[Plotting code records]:
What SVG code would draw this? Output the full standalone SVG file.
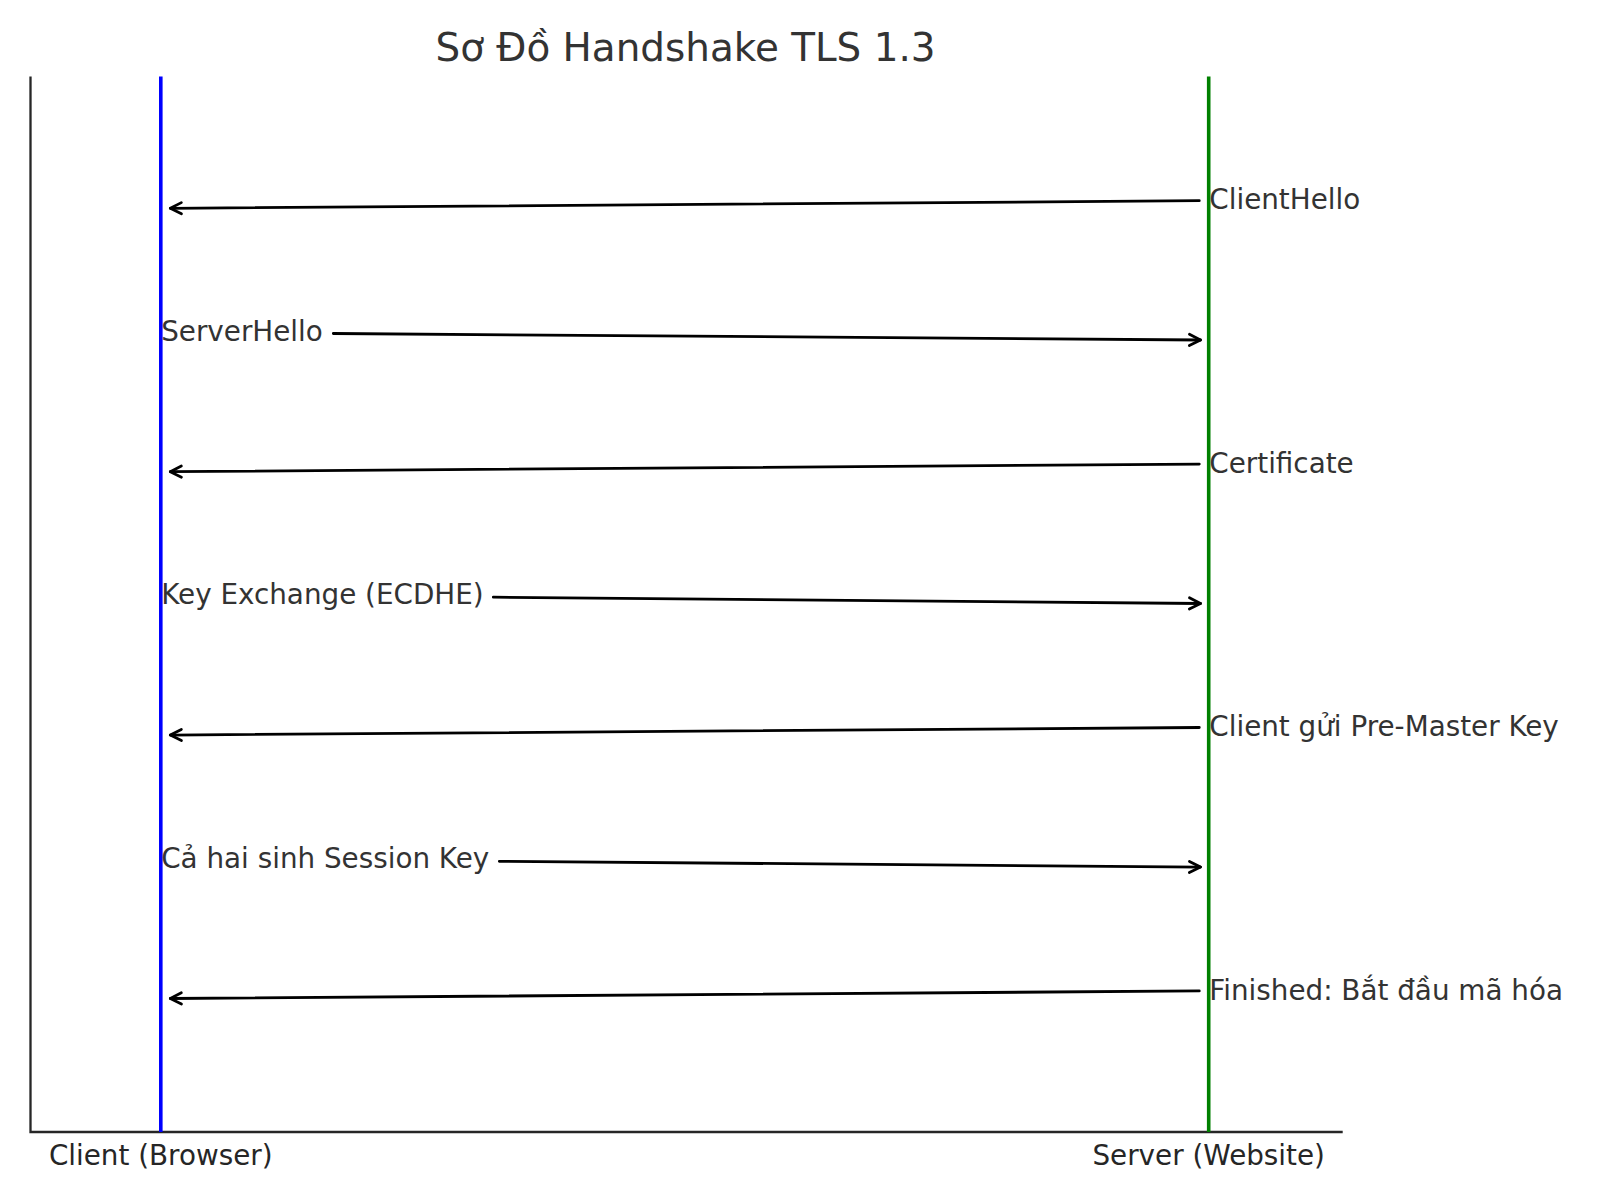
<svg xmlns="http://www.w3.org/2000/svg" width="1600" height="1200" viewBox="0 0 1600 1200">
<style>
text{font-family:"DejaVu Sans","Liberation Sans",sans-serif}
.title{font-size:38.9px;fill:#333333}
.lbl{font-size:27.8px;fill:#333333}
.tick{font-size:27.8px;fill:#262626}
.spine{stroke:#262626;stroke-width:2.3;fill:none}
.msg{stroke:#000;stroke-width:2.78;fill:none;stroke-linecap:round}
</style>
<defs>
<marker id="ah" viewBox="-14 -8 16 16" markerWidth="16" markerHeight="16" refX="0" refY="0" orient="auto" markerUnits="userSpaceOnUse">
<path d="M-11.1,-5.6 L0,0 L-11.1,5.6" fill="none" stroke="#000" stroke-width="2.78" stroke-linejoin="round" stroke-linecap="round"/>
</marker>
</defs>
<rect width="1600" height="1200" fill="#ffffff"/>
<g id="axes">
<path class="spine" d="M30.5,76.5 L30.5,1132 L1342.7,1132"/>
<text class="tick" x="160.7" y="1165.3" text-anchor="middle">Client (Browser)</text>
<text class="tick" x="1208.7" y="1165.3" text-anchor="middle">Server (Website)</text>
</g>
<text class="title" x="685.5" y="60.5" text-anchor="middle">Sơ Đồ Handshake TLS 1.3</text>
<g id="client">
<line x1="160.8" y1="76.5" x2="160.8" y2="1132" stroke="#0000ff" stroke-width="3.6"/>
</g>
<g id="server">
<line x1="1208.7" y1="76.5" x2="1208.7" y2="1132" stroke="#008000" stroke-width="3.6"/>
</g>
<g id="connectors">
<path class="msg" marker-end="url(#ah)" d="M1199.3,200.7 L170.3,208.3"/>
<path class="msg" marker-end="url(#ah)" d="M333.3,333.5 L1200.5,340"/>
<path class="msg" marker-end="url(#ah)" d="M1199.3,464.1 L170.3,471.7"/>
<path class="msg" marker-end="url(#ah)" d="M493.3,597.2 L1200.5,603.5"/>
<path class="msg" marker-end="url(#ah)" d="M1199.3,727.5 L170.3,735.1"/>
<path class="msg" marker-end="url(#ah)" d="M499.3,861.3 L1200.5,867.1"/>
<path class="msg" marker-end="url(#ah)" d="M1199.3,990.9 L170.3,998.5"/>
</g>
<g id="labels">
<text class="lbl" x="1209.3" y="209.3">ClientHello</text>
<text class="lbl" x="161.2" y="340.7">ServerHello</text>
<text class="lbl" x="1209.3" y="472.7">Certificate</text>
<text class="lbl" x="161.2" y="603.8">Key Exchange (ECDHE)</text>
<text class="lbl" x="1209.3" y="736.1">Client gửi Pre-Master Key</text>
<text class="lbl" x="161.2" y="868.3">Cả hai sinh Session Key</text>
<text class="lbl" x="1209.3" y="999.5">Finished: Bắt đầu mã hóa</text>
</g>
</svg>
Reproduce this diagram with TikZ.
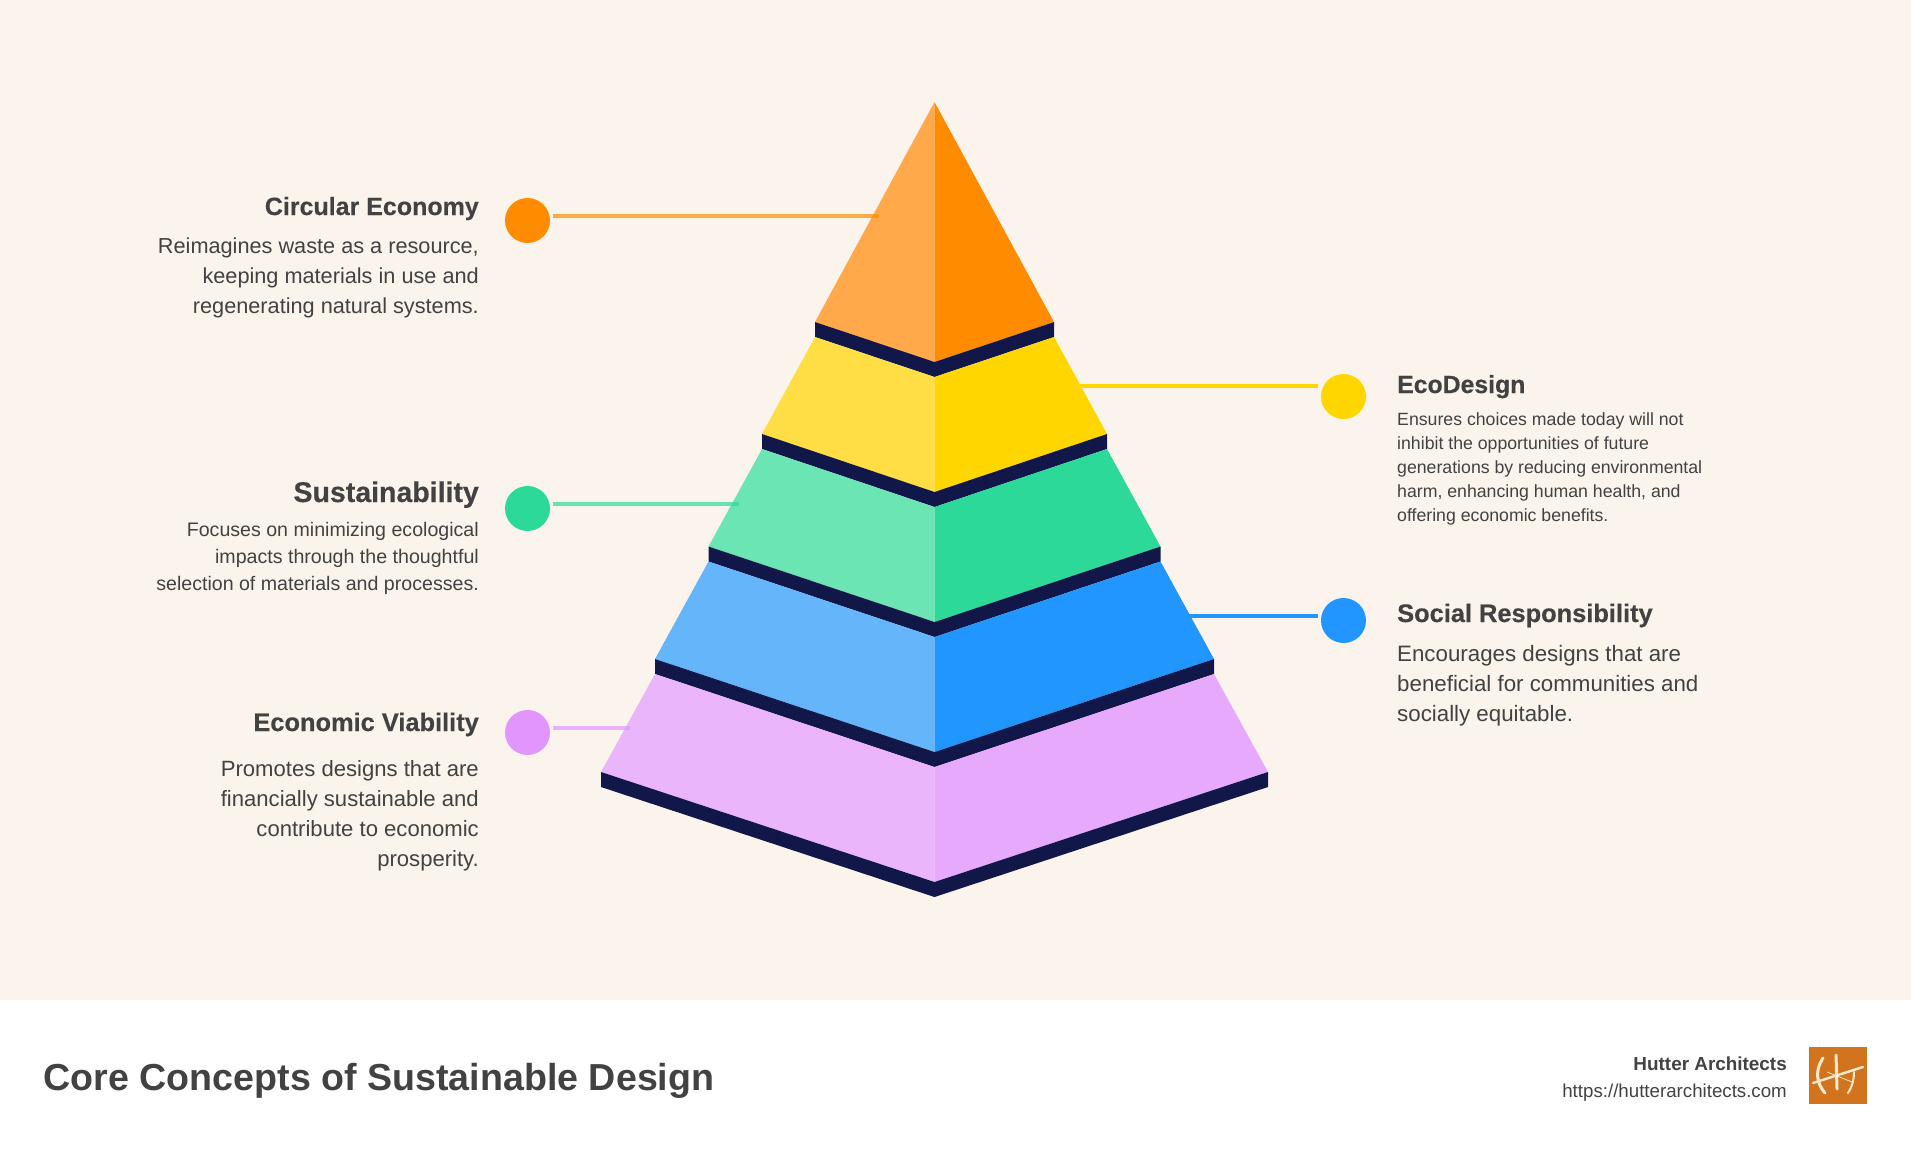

[To be done]:
Reproduce the records, all of them, word for word; omit the pictures.

[The output]:
What SVG code would draw this? Output the full standalone SVG file.
<svg xmlns="http://www.w3.org/2000/svg" width="1600" height="1200" viewBox="0 0 1600 1200">
<style>
text{font-family:"DejaVu Sans","Liberation Sans",sans-serif}
.title{font-size:38.9px;fill:#333333}
.lbl{font-size:27.8px;fill:#333333}
.tick{font-size:27.8px;fill:#262626}
.spine{stroke:#262626;stroke-width:2.3;fill:none}
.msg{stroke:#000;stroke-width:2.78;fill:none;stroke-linecap:round}
</style>
<defs>
<marker id="ah" viewBox="-14 -8 16 16" markerWidth="16" markerHeight="16" refX="0" refY="0" orient="auto" markerUnits="userSpaceOnUse">
<path d="M-11.1,-5.6 L0,0 L-11.1,5.6" fill="none" stroke="#000" stroke-width="2.78" stroke-linejoin="round" stroke-linecap="round"/>
</marker>
</defs>
<rect width="1600" height="1200" fill="#ffffff"/>
<g id="axes">
<path class="spine" d="M30.5,76.5 L30.5,1132 L1342.7,1132"/>
<text class="tick" x="160.7" y="1165.3" text-anchor="middle">Client (Browser)</text>
<text class="tick" x="1208.7" y="1165.3" text-anchor="middle">Server (Website)</text>
</g>
<text class="title" x="685.5" y="60.5" text-anchor="middle">Sơ Đồ Handshake TLS 1.3</text>
<g id="client">
<line x1="160.8" y1="76.5" x2="160.8" y2="1132" stroke="#0000ff" stroke-width="3.6"/>
</g>
<g id="server">
<line x1="1208.7" y1="76.5" x2="1208.7" y2="1132" stroke="#008000" stroke-width="3.6"/>
</g>
<g id="connectors">
<path class="msg" marker-end="url(#ah)" d="M1199.3,200.7 L170.3,208.3"/>
<path class="msg" marker-end="url(#ah)" d="M333.3,333.5 L1200.5,340"/>
<path class="msg" marker-end="url(#ah)" d="M1199.3,464.1 L170.3,471.7"/>
<path class="msg" marker-end="url(#ah)" d="M493.3,597.2 L1200.5,603.5"/>
<path class="msg" marker-end="url(#ah)" d="M1199.3,727.5 L170.3,735.1"/>
<path class="msg" marker-end="url(#ah)" d="M499.3,861.3 L1200.5,867.1"/>
<path class="msg" marker-end="url(#ah)" d="M1199.3,990.9 L170.3,998.5"/>
</g>
<g id="labels">
<text class="lbl" x="1209.3" y="209.3">ClientHello</text>
<text class="lbl" x="161.2" y="340.7">ServerHello</text>
<text class="lbl" x="1209.3" y="472.7">Certificate</text>
<text class="lbl" x="161.2" y="603.8">Key Exchange (ECDHE)</text>
<text class="lbl" x="1209.3" y="736.1">Client gửi Pre-Master Key</text>
<text class="lbl" x="161.2" y="868.3">Cả hai sinh Session Key</text>
<text class="lbl" x="1209.3" y="999.5">Finished: Bắt đầu mã hóa</text>
</g>
</svg>
Reproduce this diagram with TikZ.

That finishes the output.